- Harvard University Press
The China Questions: Critical Insights Into a Rising Power
Key Metrics
- Jennifer Rudolph
- Harvard University Press
- Hardcover
- 9780674979406
- 8.5 X 5.8 X 1.1 inches
- 1.2 pounds
- Political Science > World - Asian
- English
Book Description
Many books offer information about China, but few make sense of what is truly at stake. The questions addressed in this unique volume provide a window onto the challenges China faces today and the uncertainties its meteoric ascent on the global horizon has provoked.
In only a few decades, the most populous country on Earth has moved from relative isolation to center stage. Thirty-six of the world's leading China experts--all affiliates of the renowned Fairbank Center for Chinese Studies at Harvard University--answer key questions about where this new superpower is headed and what makes its people and their leaders tick. They distill a lifetime of cutting-edge scholarship into short, accessible essays about Chinese identity, culture, environment, society, history, or policy.

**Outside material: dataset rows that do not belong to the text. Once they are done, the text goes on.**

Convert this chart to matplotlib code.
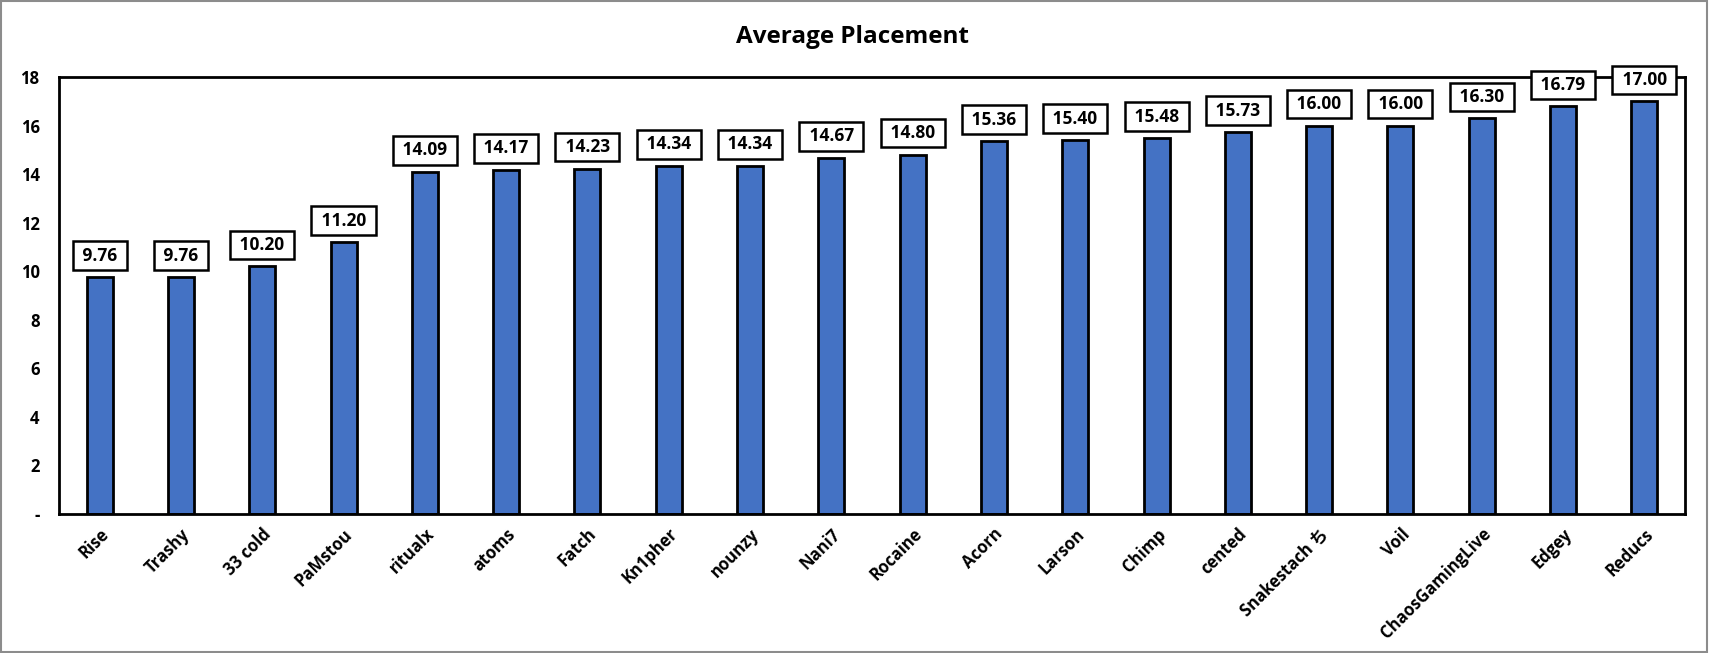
import matplotlib
matplotlib.use("Agg")
import matplotlib.pyplot as plt
from matplotlib.patches import Rectangle

plt.rcParams['font.family'] = ['Open Sans', 'Noto Sans CJK JP', 'DejaVu Sans']

players = ["Rise", "Trashy", "33 cold", "PaMstou", "ritualx", "atoms", "Fatch", "Kn1pher",
           "nounzy", "Nani7", "Rocaine", "Acorn", "Larson", "Chimp", "cented", "Snakestach ち",
           "Voil", "ChaosGamingLive", "Edgey", "Reducs"]
avg_placement = [9.76, 9.76, 10.20, 11.20, 14.09, 14.17, 14.23, 14.34, 14.34, 14.67, 14.80,
                 15.36, 15.40, 15.48, 15.73, 16.00, 16.00, 16.30, 16.79, 17.00]
yticks = [0, 2, 4, 6, 8, 10, 12, 14, 16, 18]
ytick_labels = ["-", "2", "4", "6", "8", "10", "12", "14", "16", "18"]

fig = plt.figure(figsize=(17.09, 6.53), dpi=100)
ax = fig.add_axes([59/1709, 1-514/653, (1685-59)/1709, (514-77)/653])

x = list(range(len(players)))
ax.bar(x, avg_placement, width=0.32, color="#4472C4", edgecolor="black", linewidth=2, zorder=2)

for xi, v in zip(x, avg_placement):
    ax.annotate(f" {v:.2f} ", (xi, v), xytext=(0, 9), textcoords="offset points",
                ha="center", va="bottom", fontsize=12.5, fontweight="bold",
                bbox=dict(boxstyle="square,pad=0.3", fc="white", ec="black", lw=1.8),
                annotation_clip=False, zorder=5)

ax.set_xlim(-0.5, len(players) - 0.5)
ax.set_ylim(0, 18)
ax.set_yticks(yticks)
ax.set_yticklabels(ytick_labels, fontsize=12, fontweight="bold")
ax.set_xticks(x)
ax.set_xticklabels(players, rotation=45, ha="right", va="top", rotation_mode="anchor",
                   fontsize=12, fontweight="bold")
ax.tick_params(axis="both", length=0)
ax.tick_params(axis="x", pad=8)
ax.tick_params(axis="y", pad=14)
for s in ax.spines.values():
    s.set_linewidth(2)
    s.set_color("black")

fig.text(853/1709, 1-37/653, "Average Placement", ha="center", va="center",
         fontsize=17.5, fontweight="bold")

fig.patches.append(Rectangle((0.0006, 0.001), 0.9985, 0.997, transform=fig.transFigure,
                             fill=False, ec="#8c8c8c", lw=1.5))

fig.savefig("out.png", dpi=100)
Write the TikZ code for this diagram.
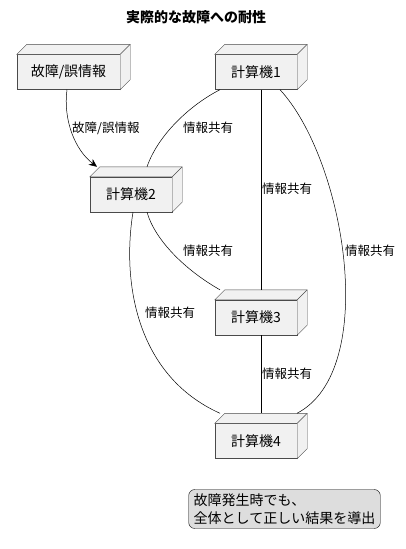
\documentclass[tikz,border=0pt]{standalone}
\usepackage{fontspec}
\setmainfont{Noto Sans CJK JP}
\usetikzlibrary{arrows.meta}

\definecolor{boxfill}{HTML}{F1F1F1}
\definecolor{boxline}{HTML}{4A4A4A}
\definecolor{notefill}{HTML}{DDDDDD}

\begin{document}
\begin{tikzpicture}[x=1pt,y=-1pt,
  machine/.style={draw=boxline, fill=boxfill, minimum width=82pt, minimum height=35pt, inner sep=0pt, font=\fontsize{14}{16}\selectfont},
  face/.style={draw=boxline, fill=boxfill},
  share/.style={draw=black, line width=0.5pt},
  lbl/.style={anchor=west, inner sep=0pt, font=\fontsize{12.5}{14}\selectfont}]
\useasboundingbox (0,0) rectangle (405,549);
\node[font=\bfseries\fontsize{14}{16}\selectfont] (title) at (196,17) {実際的な故障への耐性};

% machines
\node[machine, minimum width=103pt] (fault) at (68.5,72) {故障/誤情報};
\node[machine] (pc1) at (256,72) {計算機1};
\node[machine] (pc2) at (131,194.5) {計算機2};
\node[machine] (pc3) at (256,317.5) {計算機3};
\node[machine] (pc4) at (256,441) {計算機4};
\foreach \n in {fault,pc1,pc2,pc3,pc4} {
  \draw[face] (\n.north west) -- ++(10pt,10pt) -- ([shift={(10pt,10pt)}]\n.north east)
    -- ([shift={(10pt,10pt)}]\n.south east) -- (\n.south east) -- (\n.north east) -- cycle;
  \draw[face] (\n.north east) -- ++(10pt,10pt);
}

% links
\draw[share, -{Stealth[length=8pt,width=7pt,inset=2.5pt]}] ([xshift=-1.5pt]fault.south)
  .. controls (63,120) and (75,150) .. ([shift={(-34pt,10pt)}]pc2.north);
\draw[share] ([xshift=-36pt]pc1.south) .. controls (190,105) and (158,135) .. ([shift={(16pt,10pt)}]pc2.north);
\draw[share] ([xshift=5pt]pc1.south) -- ([shift={(5pt,10pt)}]pc3.north);
\draw[share] ([xshift=24pt]pc1.south) .. controls (345,160) and (380,370) .. ([shift={(41pt,10pt)}]pc4.north);
\draw[share] ([xshift=16pt]pc2.south) .. controls (155,240) and (185,270) .. ([shift={(-36pt,10pt)}]pc3.north);
\draw[share] ([xshift=2pt]pc2.south) .. controls (122,280) and (135,375) .. ([shift={(-36pt,10pt)}]pc4.north);
\draw[share] ([xshift=5pt]pc3.south) -- ([shift={(5pt,10pt)}]pc4.north);

\node[lbl] (l0) at (72,128) {故障/誤情報};
\node[lbl] (l12) at (183,128) {情報共有};
\node[lbl] (l13) at (262,189) {情報共有};
\node[lbl] (l14) at (345,251) {情報共有};
\node[lbl] (l23) at (183,251) {情報共有};
\node[lbl] (l24) at (145,313) {情報共有};
\node[lbl] (l34) at (262,374) {情報共有};

% note
\node[draw=black, fill=notefill, rounded corners=6pt, align=left, inner xsep=5pt, inner ysep=4pt,
  font=\fontsize{14}{18}\selectfont] (note) at (284.5,509) {故障発生時でも、\\全体として正しい結果を導出};
\end{tikzpicture}
\end{document}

Can China's economic growth continue apace? Can China embrace the sacrifices required for a clean environment? Will Taiwan reunite with the mainland? How do the Chinese people understand their position in today's global marketplace? How do historical setbacks and traditional values inform China's domestic and foreign policy? Some of the essays address issues of importance to China internally, revolving around the Communist Party's legitimacy, the end of the one-child policy, and ethnic tensions. Others focus on China's relationship with other nations, particularly the United States. If America pulls back from its Asian commitments, how will China assert its growing strength in the Pacific region?
China has already captured the world's attention. The China Questions takes us behind media images and popular perceptions to provide insight on fundamental issues.
Author Bio
Jennifer Rudolph's main area of research is modern Chinese political history. While her first book dissects institutional change in late imperial China, in her second, she explores identity politics in the Taiwan Strait. In it,
Rudolph explores co-optations of a 17th-century pirate-merchant Zheng Chenggong. Through the centuries, Zheng has lived on, with regimes ruling, or desirous of ruling, Taiwan portraying him as a traitor, Confucian god, Chinese nationalist, Japanese nationalist, and the Moses of Taiwan. Professor Rudolph incorporates her research into her teaching to help students recognize historical accounts as part of ongoing debates about national identity, regionalism, and politics.
Her teaching interests are broad and include the political, social, environmental, and cultural history of China, Taiwan, Japan, and Korea. Rudolph directs WPI's China Hub and is the Director of the Hangzhou IQP Project Center. She and China Hub colleagues have received multiple grants to build a China program at WPI that includes Chinese language courses, project opportunities, a Chinese Studies Minor, and joint programs with Chinese partner institutions.